Le partage juste et équitable des avantages découlant de l’utilisation des ressources génétiques. La CDB impose dans son article 15 certaines conditions fondamentales en matière d’accès et de commercialisation des ressources génétiques. Désormais, le pouvoir de réglementer l’accès aux ressources génétiques appartient au gouvernement, régi par la législation nationale. En effet, pendant longtemps l’accès aux ressources génétiques et aux savoirs traditionnels associés à ces ressources était libre. Il n’y avait pas d’obligation au niveau international de rétribuer les communautés autochtones ou locales pour l’utilisation de leurs savoirs.
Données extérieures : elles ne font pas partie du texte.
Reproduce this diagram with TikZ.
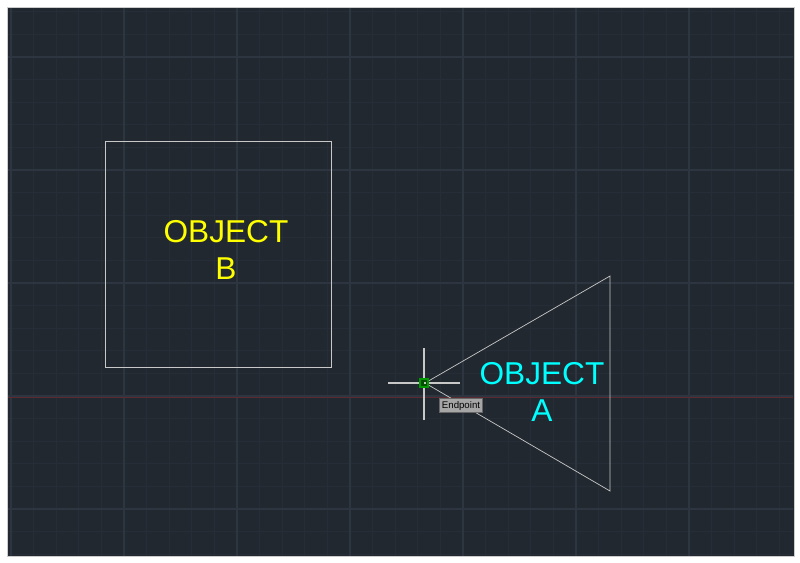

Désormais en vertu de l'article 15 de la CDB, « chaque Partie à la Convention créer des conditions de nature à faciliter l'accès aux ressources génétiques à des fins d'utilisation écologiquement rationnelle par d'autres parties ». L'autorisation d'accès est régie par « des conditions convenues d’un commun accord » et « est soumis au consentement préalable donné en connaissance de cause de la Partie contractante qui fournit lesdites ressources ». En outre, chaque État est tenu de prendre les mesures nécessaires « pour assurer le partage juste et équitable » des résultats de la recherche et de la mise en œuvre des avantages résultant de l’utilisation commerciale des ressources génétiques selon les modalités mutuellement convenues.

Ensuite, dans son article 16, la CDB a fait du transfert de technologie un élément essentiel de la réalisation de ses objectifs et prévoit que le brevet et les autres droits de la propriété intellectuelle doivent s’exercer en faveur et non à l’encontre des objectifs de la convention et notamment du transfert des technologies vers les pays en développement qui doivent y avoir accès à des conditions préférentielles.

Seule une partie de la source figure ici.